I don’t want to overstate the impact of this one staff-wide Teaching Lab; in some ways, we have indeed returned to business as usual. But Teaching Lab at its core is about building a culture of learning, and this was a very positive step in that direction. Whether it be among those who are explicitly educators, or whether it be re-framed more broadly to consider and leverage the entire staff’s contributions to teaching in a museum, it is a powerful tool and structure for learning, for teaching, and for reflecting.

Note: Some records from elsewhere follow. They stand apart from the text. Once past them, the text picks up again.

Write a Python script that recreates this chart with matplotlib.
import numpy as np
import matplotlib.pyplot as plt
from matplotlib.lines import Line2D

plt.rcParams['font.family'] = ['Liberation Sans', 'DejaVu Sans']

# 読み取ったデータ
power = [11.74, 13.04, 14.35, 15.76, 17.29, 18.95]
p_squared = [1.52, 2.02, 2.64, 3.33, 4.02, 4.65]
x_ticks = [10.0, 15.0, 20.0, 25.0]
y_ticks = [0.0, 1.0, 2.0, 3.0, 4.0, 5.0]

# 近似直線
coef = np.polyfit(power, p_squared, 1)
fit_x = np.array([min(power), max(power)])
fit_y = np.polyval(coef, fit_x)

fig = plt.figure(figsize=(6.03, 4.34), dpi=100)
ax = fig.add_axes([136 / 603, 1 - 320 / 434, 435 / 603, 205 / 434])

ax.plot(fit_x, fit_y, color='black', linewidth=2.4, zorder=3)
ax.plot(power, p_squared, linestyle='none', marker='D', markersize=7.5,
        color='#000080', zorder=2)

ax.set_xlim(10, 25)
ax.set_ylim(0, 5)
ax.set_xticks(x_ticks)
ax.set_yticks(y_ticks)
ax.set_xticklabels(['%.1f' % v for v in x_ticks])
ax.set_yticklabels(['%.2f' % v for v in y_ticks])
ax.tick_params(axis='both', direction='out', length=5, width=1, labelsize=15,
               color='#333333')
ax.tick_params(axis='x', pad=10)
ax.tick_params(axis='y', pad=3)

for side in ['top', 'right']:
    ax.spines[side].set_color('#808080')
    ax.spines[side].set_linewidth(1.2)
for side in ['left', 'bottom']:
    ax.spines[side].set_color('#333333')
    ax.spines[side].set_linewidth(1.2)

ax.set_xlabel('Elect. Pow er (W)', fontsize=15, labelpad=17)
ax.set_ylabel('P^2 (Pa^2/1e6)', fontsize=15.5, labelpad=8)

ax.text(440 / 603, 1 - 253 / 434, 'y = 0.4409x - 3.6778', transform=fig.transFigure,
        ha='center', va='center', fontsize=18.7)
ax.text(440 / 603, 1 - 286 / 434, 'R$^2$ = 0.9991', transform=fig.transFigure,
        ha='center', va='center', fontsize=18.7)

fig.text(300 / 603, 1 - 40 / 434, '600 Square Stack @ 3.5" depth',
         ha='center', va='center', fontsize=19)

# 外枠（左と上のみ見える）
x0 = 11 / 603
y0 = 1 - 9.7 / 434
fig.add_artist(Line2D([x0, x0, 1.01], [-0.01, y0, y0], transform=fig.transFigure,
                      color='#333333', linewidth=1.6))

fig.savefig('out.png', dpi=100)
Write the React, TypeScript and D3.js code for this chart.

As we turn our attention to the future of Teaching Lab, we can’t help but think—and hope—that this experimental and peer-driven model might lead to new ways of considering the project of teaching in the museum and take our work in interesting and challenging new directions.

About the Author
ELIZABETH WILLIAMS is the John Walsh Senior Fellow in Education at the Yale University Art Gallery. Prior to Yale, she was the Director of Engagement and Learning at the Mississippi Museum of Art, where she oversaw the museum’s family, school, and community programs. Elizabeth has held positions at The Phillips Collection, the Harvard Art Museums, the San Francisco Museum of Modern Art, and Americans for the Arts. She holds a Master’s in Education from Harvard University and a Bachelor’s degree in Art History and Human and Organizational Development from Vanderbilt University
Featured header image: Gallery staff, led by Wurtele Gallery Teacher Tony Coleman, looking at this Equestrian Shrine Figure by Bamgboye of Odo-Owa.
Love this. Thanks for sharing!
Hi Elizabeth,
Great to read an article that shares the value of developing an organisation-wide learning culture. Full credit to your team and more so to your institution’s leaders who encourage and support your initiatives.
I’m delighted to see the words ‘teaching’ and ‘education’ used so appropriately and positively. A history of negative associations with schooling and these words has made the role of educators in cultural organisations so much harder in what is a really exciting time to be involved in interpretation and public engagement.